In 1836, a number of German exiles at Paris formed themselves into a secret society, under the name of the League of the Just, the principles of which were communistic.[[1]] Being involved in a rising at Paris in 1839, they removed to London. Here they met with workmen belonging to the nations of Northern Europe, to which German is a common speech, and the League naturally began to assume an international character.
This was not the only change which the League underwent. Its members began to understand that their real duty under the present circumstances was not conspiracy or the stirring up of revolutionary outbreaks, but propaganda. The basis of the League had been a sentimental communism, based on their motto that ‘all men are brothers.’ From Marx they learned that the emancipation of the proletariat must be guided by scientific insight into the conditions of its own existence and its own history; that their communism must indeed be a revolutionary one, but it must be a revolution in harmony with the inevitable tendencies of social evolution. The cardinal point in the theory worked out by Marx and now impressed upon the League, was the doctrine that the economic conditions control the entire social structure, therefore the main thing in a social revolution is a change in economic conditions.
The group of exiles put themselves into communication with Marx, and a Congress was held in London in 1847, with the result that the association was reorganised under the name of the Communist League.
The aim of the League is very comprehensively stated in the first article of its constitution: ‘The aim of the League is the overthrow of the bourgeoisie, the rule of the proletariat, the abolition of the old society resting on class antagonisms, and the founding of a new society without classes and without private property.’

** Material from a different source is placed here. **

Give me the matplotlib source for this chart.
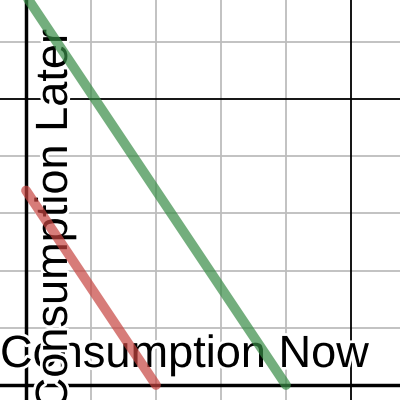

Marx and Engels were commissioned by the League to set forth its principles in a manifesto, which, as the manifesto of the communistic party, was published shortly before the Revolution of February 1848. We shall best illustrate the spirit and aim of the treatise by quoting Fr. Engels’ Preface to the edition of 1883:—
‘The Preface to the present edition I must, alas! sign alone. Marx, the man to whom the entire working class of Europe and America owes more than any other—Marx rests in the cemetery at Highgate, and the grass already begins to grow over his grave. Since his death nothing further can be said of a revisal or completion of the manifesto. It is therefore the more necessary expressly to make the following statement.
‘The pervading thought of the manifesto: that the economic production with the social organisation of each historical epoch necessarily resulting therefrom forms the basis for the political and intellectual history of this epoch; that accordingly (since the dissolution of the primitive common property in land) the entire history is a history of class struggles—struggles between exploited and exploiting, ruled and ruling, classes at different stages of social development; but that this struggle has now reached a stage when the exploited and oppressed class (the proletariat) can no more free itself from the exploiting and oppressing class (the bourgeoisie) without at the same time delivering the whole of society for ever from exploitation, oppression, and class struggles—this pervading thought belongs exclusively and alone to Marx.’
‘The history of all society hitherto has been the history of class struggles’; such is the keynote of the manifesto. ‘But it is a distinguishing feature of the present time that it has simplified class antagonisms; the entire human society more and more divides itself into two great hostile camps, into two great conflicting classes, bourgeoisie and proletariat.’ The manifesto is for the most part an exposition and discussion of these two classes, the historical conditions under which they have grown up, their mutual relations, past, present, and future.
It would not be easy to give a brief analysis of the manifesto, nor is it necessary, as we have, in our chapter on Marx, already given an account of the same views in their maturer and more philosophic expression. The manifesto is a treatise instinct with the fiery energy and enthusiasm of a young revolutionary party, and its doctrines are the doctrines of Marx in a crude, exaggerated, and violent form. In such a pamphlet, written for propaganda, we must not expect the self-restraining moderation of statement, the clear perspective, or the high judicial charity which should characterise a sober historical exposition.
The Iron Law of Wages is stated in its hardest and most exaggerated form. To the charge that they desire to abolish private property, its authors reply that individual property, the produce of a man’s own labour, is already abolished. What they desire to abolish is the appropriation of other men’s labour by the capitalist. To the charge that they wish to abolish the family, they reply to the bourgeoisie with a tu quoque: ye have already abolished it by the exploitation of women and children in the factories, which has broken up the family ties, through the prevalence of prostitution and the common practice of adultery. The charge of abolishing patriotism they repudiate in the same manner: the workman has no country.